Implications of Corporate Status

The court considered the implications of Southdown's status as an operating corporate entity in its reasoning. Despite the sale of the landfill, Southdown remained active and, therefore, could theoretically engage in practices that might lead to new violations of the CWA. The court noted that GEC had alleged ongoing pollution from the landfill, indicating that Southdown’s potential liability for past violations remained pertinent. This emphasis on the continuing corporate existence of Southdown reinforced the court's decision to allow GEC's request for civil penalties to proceed. The court's analysis indicated an understanding that corporate entities are not absolved of responsibility simply due to changes in property ownership, especially when violations occurred during their period of ownership.

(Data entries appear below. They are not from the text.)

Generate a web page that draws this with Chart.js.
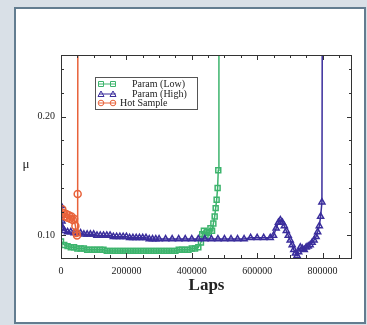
<!DOCTYPE html>
<html>
<head>
<meta charset="utf-8">
<script src="https://cdn.jsdelivr.net/npm/chart.js@4.4.0/dist/chart.umd.min.js"></script>
<style>
html,body{margin:0;padding:0;background:#d9e0e7;}
#marco{position:absolute;left:14px;top:7px;width:348px;height:313px;background:#fff;border:2px solid #637d90;}
#grafico{position:absolute;left:0;top:0;}
</style>
</head>
<body>
<div id="marco"></div>
<canvas id="grafico" width="367" height="325"></canvas>
<script>
// datos (vueltas, coeficiente mu)
var lapsBajo = [0, 10000, 20000, 30000, 40000, 50000, 60000, 70000, 80000, 90000, 100000, 110000, 120000, 130000, 140000, 150000, 160000, 170000, 180000, 190000, 200000, 210000, 220000, 230000, 240000, 250000, 260000, 270000, 280000, 290000, 300000, 310000, 320000, 330000, 340000, 350000, 360000, 370000, 380000, 390000, 400000, 410000, 420000, 428000, 432000, 437000, 442000, 447000, 452000, 457000, 462000, 466000, 470000, 473000, 476000, 479000, 481000, 483000];
var muBajo = [0.095, 0.092, 0.091, 0.090, 0.090, 0.089, 0.089, 0.089, 0.088, 0.088, 0.088, 0.088, 0.088, 0.088, 0.087, 0.087, 0.087, 0.087, 0.087, 0.087, 0.087, 0.087, 0.087, 0.087, 0.087, 0.087, 0.087, 0.087, 0.087, 0.087, 0.087, 0.087, 0.087, 0.087, 0.087, 0.087, 0.088, 0.088, 0.088, 0.088, 0.089, 0.089, 0.090, 0.094, 0.101, 0.104, 0.100, 0.103, 0.102, 0.106, 0.104, 0.110, 0.116, 0.123, 0.130, 0.140, 0.155, 0.400];

var lapsAlto = [0, 3000, 6000, 10000, 20000, 30000, 40000, 50000, 60000, 70000, 80000, 90000, 100000, 110000, 120000, 130000, 140000, 150000, 160000, 170000, 180000, 190000, 200000, 210000, 220000, 230000, 240000, 250000, 260000, 270000, 280000, 290000, 300000, 320000, 340000, 360000, 380000, 400000, 420000, 440000, 460000, 480000, 500000, 520000, 540000, 560000, 580000, 600000, 620000, 640000, 650000, 658000, 665000, 671000, 677000, 683000, 689000, 695000, 701000, 707000, 712000, 717000, 722000, 727000, 732000, 738000, 744000, 750000, 756000, 762000, 768000, 774000, 780000, 785000, 790000, 794000, 798000, 800000];
var muAlto = [0.125, 0.112, 0.106, 0.104, 0.103, 0.103, 0.102, 0.102, 0.102, 0.101, 0.101, 0.101, 0.101, 0.100, 0.100, 0.100, 0.100, 0.100, 0.099, 0.099, 0.099, 0.099, 0.099, 0.098, 0.098, 0.098, 0.098, 0.098, 0.098, 0.097, 0.097, 0.097, 0.097, 0.097, 0.097, 0.097, 0.097, 0.097, 0.097, 0.097, 0.097, 0.097, 0.097, 0.097, 0.097, 0.097, 0.098, 0.098, 0.098, 0.098, 0.100, 0.106, 0.111, 0.113, 0.111, 0.108, 0.104, 0.100, 0.096, 0.092, 0.088, 0.085, 0.083, 0.086, 0.090, 0.089, 0.088, 0.090, 0.091, 0.092, 0.094, 0.096, 0.099, 0.103, 0.108, 0.116, 0.128, 0.400];

var lapsCaliente = [0, 4000, 8000, 12000, 16000, 20000, 24000, 28000, 32000, 36000, 40000, 44000, 47000, 49000, 51000, 52000];
var muCaliente = [0.117, 0.122, 0.119, 0.116, 0.118, 0.115, 0.117, 0.114, 0.116, 0.113, 0.114, 0.108, 0.102, 0.100, 0.135, 0.400];

var etiquetas = ['Param (Low)', 'Param (High)', 'Hot Sample'];
var ticksX = [0, 200000, 400000, 600000, 800000];
var ticksY = [0.10, 0.20];

function puntos(xs, ys){
    return xs.map((x, i) => ({x: x, y: ys[i]}));
}

function esMultiplo(v, paso){
    return Math.abs(v / paso - Math.round(v / paso)) < 1e-6;
}

// marco negro con marcas hacia adentro en los cuatro lados
const marcoPlugin = {
    id: 'marco',
    afterDatasetsDraw(chart){
        const {ctx, chartArea: a, scales} = chart;
        ctx.save();
        ctx.strokeStyle = '#333';
        ctx.lineWidth = 1;
        ctx.strokeRect(a.left + 0.5, a.top + 0.5, a.right - a.left - 1, a.bottom - a.top);
        ctx.beginPath();
        // marcas menores cada 50000 entre 0 y el maximo
        for (let v = 0; v < scales.x.max; v += 50000){
            const largo = esMultiplo(v, 200000) ? 5 : 3;
            const px = Math.round(scales.x.getPixelForValue(v)) + 0.5;
            ctx.moveTo(px, a.bottom); ctx.lineTo(px, a.bottom - largo);
            ctx.moveTo(px, a.top); ctx.lineTo(px, a.top + largo);
        }
        for (let k = 5; k * 0.02 < scales.y.max; k++){
            const v = k * 0.02;
            const largo = k % 5 === 0 ? 5 : 3;
            const py = Math.round(scales.y.getPixelForValue(v)) + 0.5;
            ctx.moveTo(a.left, py); ctx.lineTo(a.left + largo, py);
            ctx.moveTo(a.right, py); ctx.lineTo(a.right - largo, py);
        }
        ctx.stroke();
        // titulo del eje y, derecho
        ctx.fillStyle = '#222';
        ctx.font = '13px "Liberation Serif"';
        ctx.textAlign = 'center';
        ctx.textBaseline = 'middle';
        ctx.fillText('\u03bc', 26, scales.y.getPixelForValue(0.16));
        ctx.restore();
    }
};

function marcador(ctx, estilo, x, y){
    ctx.beginPath();
    if (estilo === 'rect'){
        ctx.rect(x - 2.5, y - 2.5, 5, 5);
    } else if (estilo === 'triangle'){
        ctx.moveTo(x, y - 3);
        ctx.lineTo(x + 3, y + 2.5);
        ctx.lineTo(x - 3, y + 2.5);
        ctx.closePath();
    } else {
        ctx.arc(x, y, 2.8, 0, Math.PI * 2);
    }
    ctx.stroke();
}

// leyenda dentro del area del grafico
const leyendaPlugin = {
    id: 'leyenda',
    afterDraw(chart){
        const {ctx, chartArea: a} = chart;
        const bx = a.left + 34, by = a.top + 22;
        ctx.save();
        ctx.fillStyle = '#fff';
        ctx.fillRect(bx, by, 102, 32);
        ctx.strokeStyle = '#555';
        ctx.lineWidth = 1;
        ctx.strokeRect(bx + 0.5, by + 0.5, 102, 32);
        const filas = [7, 17, 26];
        const sangria = [37, 37, 25];
        chart.data.datasets.forEach((d, i) => {
            const y = by + filas[i];
            ctx.strokeStyle = d.borderColor;
            ctx.lineWidth = 1;
            ctx.beginPath();
            ctx.moveTo(bx + 4, y); ctx.lineTo(bx + 21, y);
            ctx.stroke();
            marcador(ctx, d.pointStyle, bx + 6, y);
            marcador(ctx, d.pointStyle, bx + 18, y);
            ctx.fillStyle = '#222';
            ctx.font = '10px "Liberation Serif"';
            ctx.textAlign = 'left';
            ctx.textBaseline = 'middle';
            ctx.fillText(d.label, bx + sangria[i], y);
        });
        ctx.restore();
    }
};

function serie(label, datos, color, estilo, orden){
    return {
        label: label,
        data: datos,
        showLine: true,
        borderColor: color,
        borderWidth: 1.5,
        pointStyle: estilo,
        pointRadius: 3.5,
        pointBorderWidth: 1.5,
        pointBackgroundColor: 'rgba(0,0,0,0)',
        pointBorderColor: color,
        order: orden
    };
}

document.addEventListener('DOMContentLoaded', () => {
    const ctx = document.getElementById('grafico').getContext('2d');
    new Chart(ctx, {
        type: 'scatter',
        data: {
            datasets: [
                serie(etiquetas[0], puntos(lapsBajo, muBajo), '#3db46d', 'rect', 2),
                serie(etiquetas[1], puntos(lapsAlto, muAlto), '#3a2d9c', 'triangle', 1),
                serie(etiquetas[2], puntos(lapsCaliente, muCaliente), '#e8623a', 'circle', 0)
            ]
        },
        options: {
            responsive: false,
            animation: false,
            devicePixelRatio: 1,
            layout: { padding: { left: 18, right: 15, top: 55, bottom: 26 } },
            plugins: {
                legend: { display: false },
                tooltip: { enabled: false }
            },
            scales: {
                x: {
                    type: 'linear',
                    min: 0,
                    max: 890000,
                    grid: { display: false, drawTicks: false },
                    border: { display: false },
                    afterBuildTicks: s => { s.ticks = ticksX.map(v => ({value: v})); },
                    ticks: {
                        autoSkip: false,
                        maxRotation: 0,
                        padding: 7,
                        color: '#222',
                        font: { family: 'Liberation Serif', size: 10 },
                        callback: v => String(v)
                    },
                    title: {
                        display: true,
                        text: 'Laps',
                        color: '#222',
                        font: { family: 'Liberation Serif', size: 17, weight: 'bold' },
                        padding: { top: 0, bottom: 3 }
                    },
                    afterFit: s => { s.height = 41; }
                },
                y: {
                    min: 0.081,
                    max: 0.252,
                    grid: { display: false, drawTicks: false },
                    border: { display: false },
                    afterBuildTicks: s => { s.ticks = ticksY.map(v => ({value: v})); },
                    ticks: {
                        autoSkip: false,
                        padding: 6,
                        color: '#222',
                        font: { family: 'Liberation Serif', size: 10 },
                        callback: v => v.toFixed(2)
                    },
                    afterFit: s => { s.width = 43; }
                }
            }
        },
        plugins: [marcoPlugin, leyendaPlugin]
    });
});
</script>
</body>
</html>
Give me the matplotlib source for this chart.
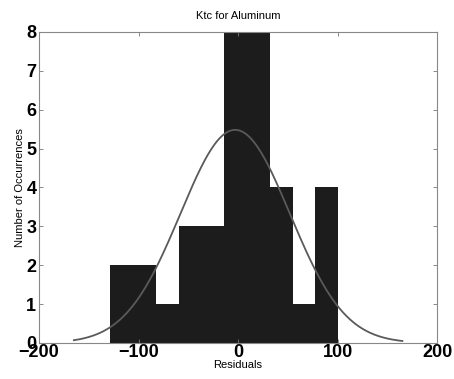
import numpy as np
import matplotlib
matplotlib.use('Agg')
from matplotlib import pyplot as plt

# Residual histogram, bin edges and counts
bin_edges = [-128.5, -105.6, -82.7, -59.8, -36.9, -14.0, 8.9, 31.8, 54.7, 77.6, 100.5]
counts = [2, 2, 1, 3, 3, 8, 8, 4, 1, 4]

# Fitted normal curve: mean, std, peak height and plotted range
fit_mean = -3.0
fit_std = 55.0
fit_peak = 5.48
fit_range = (-165, 165)

plt.rcParams['font.family'] = ['Liberation Sans', 'DejaVu Sans']

fig = plt.figure(figsize=(4.54, 3.79), dpi=100)
ax = fig.add_axes([0.086, 0.095, 0.877, 0.821])

widths = np.diff(bin_edges)
ax.bar(bin_edges[:-1], counts, width=widths, align='edge',
       color='#1c1c1c', linewidth=0)

x = np.linspace(fit_range[0], fit_range[1], 300)
y = fit_peak * np.exp(-0.5 * ((x - fit_mean) / fit_std) ** 2)
ax.plot(x, y, color='#5a5a5a', linewidth=1.3)

ax.set_xlim(-200, 200)
ax.set_ylim(0, 8)
ax.set_xticks([-200, -100, 0, 100, 200])
ax.set_yticks(range(0, 9))
ax.tick_params(direction='in', length=3, width=0.6, color='#777777',
               labelsize=13, pad=1, top=True, right=True)
ax.tick_params(axis='y', pad=2)
for lbl in ax.get_xticklabels() + ax.get_yticklabels():
    lbl.set_fontweight('bold')

for s in ax.spines.values():
    s.set_color('#888888')
    s.set_linewidth(0.8)
    s.set_linestyle((0, (2, 1)))

ax.set_title('Ktc for Aluminum', fontsize=8, pad=9)
ax.set_xlabel('Residuals', fontsize=8, labelpad=-1)
ax.set_ylabel('Number of Occurrences', fontsize=8, labelpad=1)

plt.savefig('out.png', dpi=100)
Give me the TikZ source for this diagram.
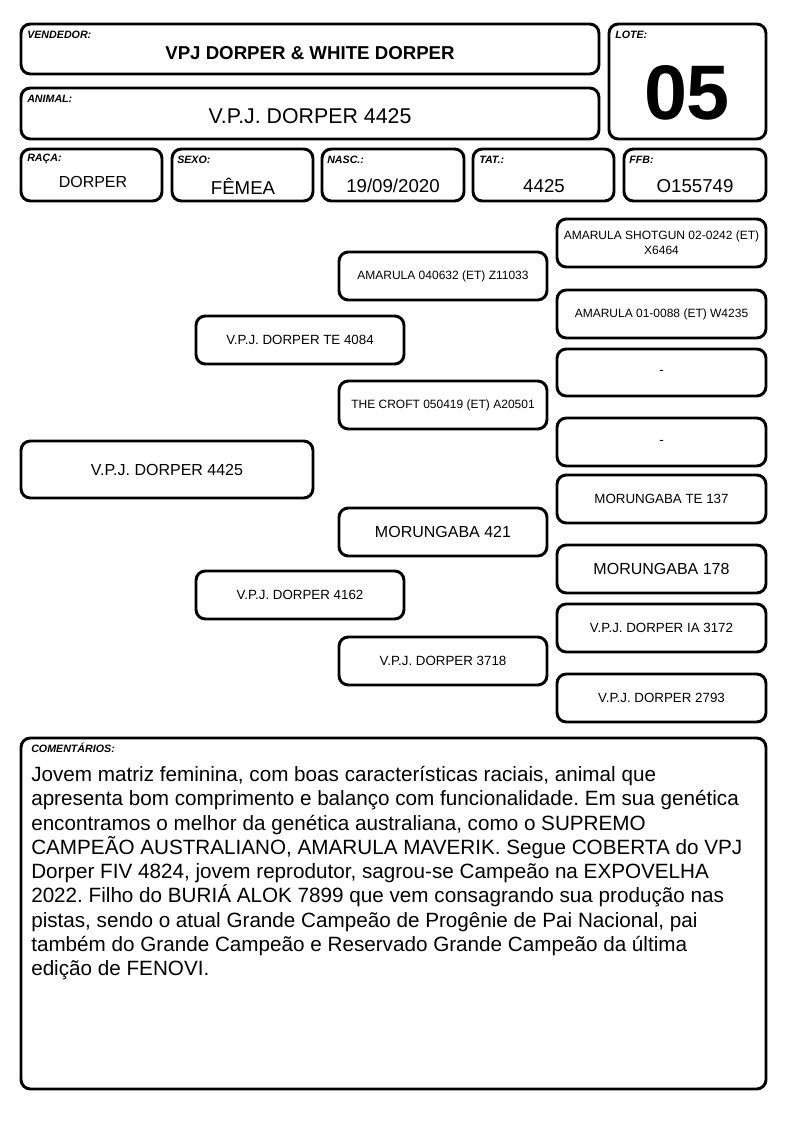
\documentclass[tikz,border=0pt]{standalone}
\usepackage{fontspec}
\setmainfont{Liberation Sans}
\usepackage{tikz}
\usetikzlibrary{positioning,calc}
\frenchspacing

\tikzset{
  caixa/.style={line width=2.2pt, rounded corners=7pt},
  rotulo/.style={anchor=west, inner sep=0pt, font=\fontsize{8}{9}\selectfont\bfseries\itshape},
  valor/.style={inner sep=0pt, font=\fontsize{14}{16}\selectfont},
  gen/.style={inner sep=0pt, align=center, font=\fontsize{10}{12}\selectfont},
  genp/.style={inner sep=0pt, align=center, font=\fontsize{9}{11}\selectfont},
  geng/.style={inner sep=0pt, align=center, font=\fontsize{12}{14}\selectfont}
}

\begin{document}
\begin{tikzpicture}[x=0.75pt,y=0.75pt,yscale=-1,xscale=1]
\useasboundingbox (0,0) rectangle (794,1123);

% cabecalho
\draw [caixa] (21,24) rectangle (599,74);
\draw [caixa] (21,88) rectangle (599,139);
\draw [caixa] (609,24) rectangle (766,139);

\node [rotulo] (lbvend) at (27,35) {VENDEDOR:};
\node [inner sep=0pt, font=\fontsize{14}{16}\selectfont\bfseries] (vend) at (310,53) {VPJ DORPER \& WHITE DORPER};
\node [rotulo] (lbanim) at (27,99) {ANIMAL:};
\node [inner sep=0pt, font=\fontsize{16}{18}\selectfont] (anim) at (310,116) {V.P.J. DORPER 4425};
\node [rotulo] (lblote) at (615,35) {LOTE:};
\node [inner sep=0pt, font=\fontsize{58}{60}\selectfont\bfseries] (lote) at (687,93) {05};

% dados
\draw [caixa] (21,149) rectangle (162,201);
\draw [caixa] (172,149) rectangle (313,201);
\draw [caixa] (322,149) rectangle (464,201);
\draw [caixa] (473,149) rectangle (614,201);
\draw [caixa] (624,149) rectangle (766,201);

\node [rotulo] (lbraca) at (27,159) {RAÇA:};
\node [valor, font=\fontsize{12}{14}\selectfont] (raca) at (93,182) {DORPER};
\node [rotulo] (lbsexo) at (177,160) {SEXO:};
\node [valor] (sexo) at (243,186) {FÊMEA};
\node [rotulo] (lbnasc) at (327,160) {NASC.:};
\node [valor] (nasc) at (393,186) {19/09/2020};
\node [rotulo] (lbtat) at (479,160) {TAT.:};
\node [valor] (tat) at (544,186) {4425};
\node [rotulo] (lbffb) at (629,160) {FFB:};
\node [valor] (ffb) at (695,186) {O155749};

% genealogia
\draw [caixa] (21,441) rectangle (313,498);
\node [geng] (animal) at (167,470) {V.P.J. DORPER 4425};

\draw [caixa] (196,316) rectangle (404,364);
\node [gen] (pai) at (300,340) {V.P.J. DORPER TE 4084};
\draw [caixa] (196,571) rectangle (404,619);
\node [gen] (mae) at (300,595) {V.P.J. DORPER 4162};

\draw [caixa] (339,252) rectangle (547,300);
\node [genp] (avopp) at (443,276) {AMARULA 040632 (ET) Z11033};
\draw [caixa] (339,381) rectangle (547,429);
\node [genp] (avopm) at (443,405) {THE CROFT 050419 (ET) A20501};
\draw [caixa] (339,508) rectangle (547,556);
\node [geng] (avomp) at (443,532) {MORUNGABA 421};
\draw [caixa] (339,637) rectangle (547,685);
\node [gen] (avomm) at (443,661) {V.P.J. DORPER 3718};

\draw [caixa] (557,219) rectangle (766,267);
\node [genp] (bis1) at (661.5,243) {AMARULA SHOTGUN 02-0242 (ET)\\X6464};
\draw [caixa] (557,290) rectangle (766,338);
\node [genp] (bis2) at (661.5,314) {AMARULA 01-0088 (ET) W4235};
\draw [caixa] (557,349) rectangle (766,396);
\node [gen] (bis3) at (661.5,372.5) {-};
\draw [caixa] (557,418) rectangle (766,466);
\node [gen] (bis4) at (661.5,442) {-};
\draw [caixa] (557,475) rectangle (766,523);
\node [gen] (bis5) at (661.5,499) {MORUNGABA TE 137};
\draw [caixa] (557,545) rectangle (766,593);
\node [geng] (bis6) at (661.5,569) {MORUNGABA 178};
\draw [caixa] (557,604) rectangle (766,652);
\node [gen] (bis7) at (661.5,628) {V.P.J. DORPER IA 3172};
\draw [caixa] (557,674) rectangle (766,722);
\node [gen] (bis8) at (661.5,698) {V.P.J. DORPER 2793};

% comentarios
\draw [caixa] (21,738) rectangle (766,1089);
\node [rotulo] (lbcom) at (31,748) {COMENTÁRIOS:};
\node [anchor=north west, inner sep=0pt, align=left, font=\fontsize{15.5}{18.2}\selectfont] (coment) at (31,766) {Jovem matriz feminina, com boas características raciais, animal que\\
apresenta bom comprimento e balanço com funcionalidade. Em sua genética\\
encontramos o melhor da genética australiana, como o SUPREMO\\
CAMPEÃO AUSTRALIANO, AMARULA MAVERIK. Segue COBERTA do VPJ\\
Dorper FIV 4824, jovem reprodutor, sagrou-se Campeão na EXPOVELHA\\
2022. Filho do BURIÁ ALOK 7899 que vem consagrando sua produção nas\\
pistas, sendo o atual Grande Campeão de Progênie de Pai Nacional, pai\\
também do Grande Campeão e Reservado Grande Campeão da última\\
edição de FENOVI.};

\end{tikzpicture}
\end{document}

Conclusion of the Court's Reasoning

In conclusion, the U.S. District Court's reasoning underscored the distinction between the effects of property transfer and compliance on claims under the CWA. The court determined that GEC's request for civil penalties remained valid and should not be considered moot, as the violations occurred while Southdown was in control of the landfill. Conversely, the court appropriately dismissed GEC's request for injunctive relief, attributing that decision to the fact that Southdown no longer had ownership of the property in question. This case illustrated the complexities surrounding environmental liability and the nuances in determining the viability of legal claims in the context of corporate actions and regulatory compliance.